如何作为?两国交战尚且不斩来使,更遑论这次是燕王派自己的心腹和平出使,还带上了本国秘宝以表诚心。
晏霜从胸口掏出一张泛黄的纸张:“告诉我江景的坟墓在哪,我就把解毒之法给你们。”
老妇人冷哼道:“你拿什么证明这是真的。”
晏霜喉间囫囵滚出一个笑,将那纸攥得愈发紧了:“事到如今,我还有骗你的必要吗?”
“我只是想再见见他。”晏霜的声音轻得几乎听不到,一直到现在,他才终于露出了疲惫的模样,过去千千万万个日夜里紧绷的神经总算松懈下来,“我找他三十多年了。”
老妇人迟疑道:“你先将药方给我。”
晏霜毫不犹豫地将纸张送了出去。
韩素张了张嘴,本想阻止,最终却还是没说话。
老妇人很快地浏览了一遍药方,张口道:“出了这条路往西走,有一棵梧桐树,旁边有个无字碑。”
晏霜毫不犹豫地转身。
韩素微微蹙着眉,心中总有种不好的预感,但眼下显然有更重要的事情要做。
她眯眼一笑,行至老妇人跟前,礼貌道:“婆婆,能把这药方给我看一眼吗?”
说罢,她摁了摁自己的指骨,骨头摩擦发出咯吱咯吱的声音。
……
韩素找到晏霜的时候,他正跪在碑前,敛着眸将那件“百疗衣”披到碑上。
那是一块很小的碑,通体黑色,插得歪歪斜斜的,就好像一阵风吹来就要倒。
晏霜脱了外袍,只留一件里衣,拿袖口缓缓地擦着碑上沾染的泥点。听到脚步声,他也并未回头,只是轻声说着话,也不知是说给韩素听还是自言自语。
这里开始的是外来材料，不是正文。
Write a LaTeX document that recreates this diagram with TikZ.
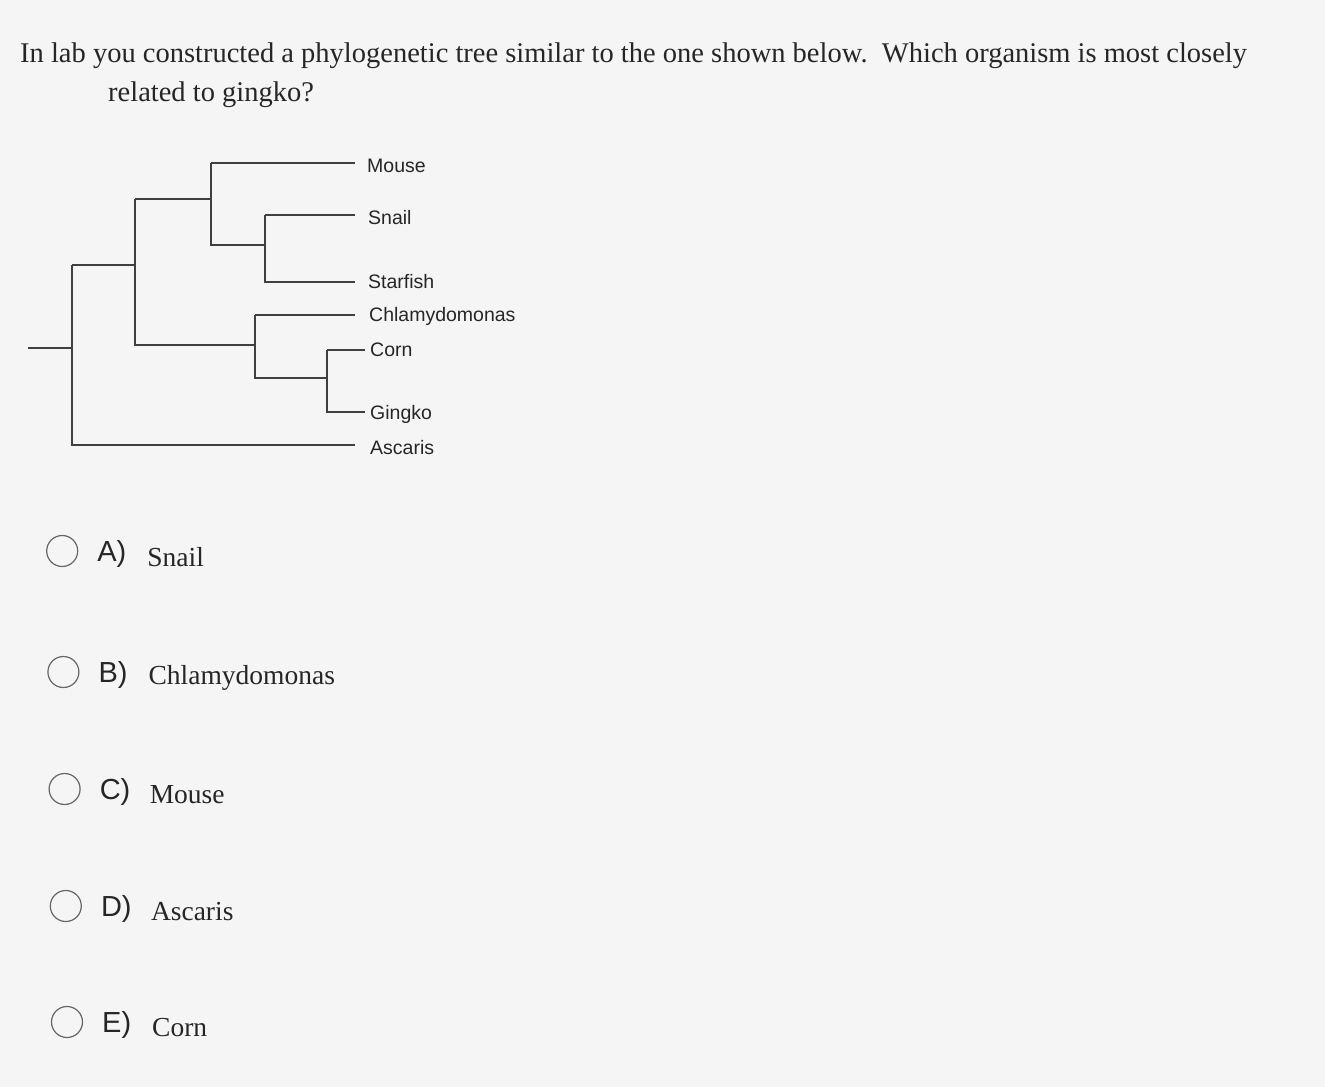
\documentclass[tikz,border=0pt]{standalone}
\usepackage{fontspec}
\setmainfont{Liberation Serif}
\setsansfont{Liberation Sans}
\begin{document}
\begin{tikzpicture}[x=1pt,y=-1pt,
  br/.style={draw=black!75,line width=1.3pt},
  lab/.style={anchor=west,font=\sffamily\fontsize{19.5}{22}\selectfont,text=black!85,inner sep=0pt},
  q/.style={anchor=west,font=\fontsize{28.5}{32}\selectfont,text=black!85,inner sep=0pt},
  rad/.style={draw=black!60,line width=1.2pt,circle,minimum size=31pt,inner sep=0pt},
  opt/.style={anchor=west,inner sep=0pt,text=black!85}]
\fill[gray!8] (0,0) rectangle (1325,1087);
\useasboundingbox (0,0) rectangle (1325,1087);
\node[q] (q1) at (20,56) {In lab you constructed a phylogenetic tree similar to the one shown below.\ \ Which organism is most closely};
\node[q] (q2) at (108,95) {related to gingko?};
% tree
\draw[br] (211,163) -- (355,163);
\draw[br] (211,163) -- (211,245) -- (265,245);
\draw[br] (265,215) -- (355,215);
\draw[br] (265,215) -- (265,282) -- (355,282);
\draw[br] (135,199) -- (211,199);
\draw[br] (135,199) -- (135,345) -- (255,345);
\draw[br] (255,315) -- (355,315);
\draw[br] (255,315) -- (255,378) -- (327,378);
\draw[br] (327,350) -- (365,350);
\draw[br] (327,350) -- (327,412) -- (365,412);
\draw[br] (72,265) -- (135,265);
\draw[br] (72,265) -- (72,445) -- (355,445);
\draw[br] (28,348) -- (72,348);
\node[lab] (mouse) at (367,166) {Mouse};
\node[lab] (snail) at (368,218) {Snail};
\node[lab] (star) at (368,282) {Starfish};
\node[lab] (chl) at (369,316) {Chlamydomonas};
\node[lab] (corn) at (370,350) {Corn};
\node[lab] (gin) at (370,414) {Gingko};
\node[lab] (asc) at (370,448) {Ascaris};
% options
\foreach \y/\l/\w [count=\i] in {551/A/Snail,672/B/Chlamydomonas,789/C/Mouse,906/D/Ascaris,1022/E/Corn}{
  \node[rad] (r\i) at (61+\i*1.2,\y) {};
  \node[opt,font=\sffamily\fontsize{29}{32}\selectfont] (l\i) at (96+\i*1.2,\y+3) {\l)};
  \node[opt,font=\fontsize{27.5}{30}\selectfont] (w\i) at (146+\i*1.2,\y+6) {\w};
}
\end{tikzpicture}
\end{document}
“他生前最爱干净,衣服上沾一点泥都得生好久的闷气。”
他擦得很慢,也很用力,像是在干一件神圣的事。
“怎么擦不干净呢。”晏霜叹了口气,“对不起啊,阿景。”
“这些年在燕国的时候我总是想,你孤零零一个人在岳国会不会寂寞,会不会委屈?会不会怪我把你丢下?”
“应该不会。”晏霜想了想又笑了,“你只会让我天冷多加衣,照顾好自己,生了气也只会偷偷憋着,还得我主动来哄你。”
“当年临走前,你让我快去快回,没想到这一别就是三十多年。”
“可我现在回来了,你怎么还是不理人,真的生气了吗?”
晏霜絮絮叨叨说了很多,说他如何骗得燕王信任出使岳国,如何费尽心机以身布局为他报仇,如何在新春大宴上隐秘地投毒,但更多的还是当年他们的点点滴滴。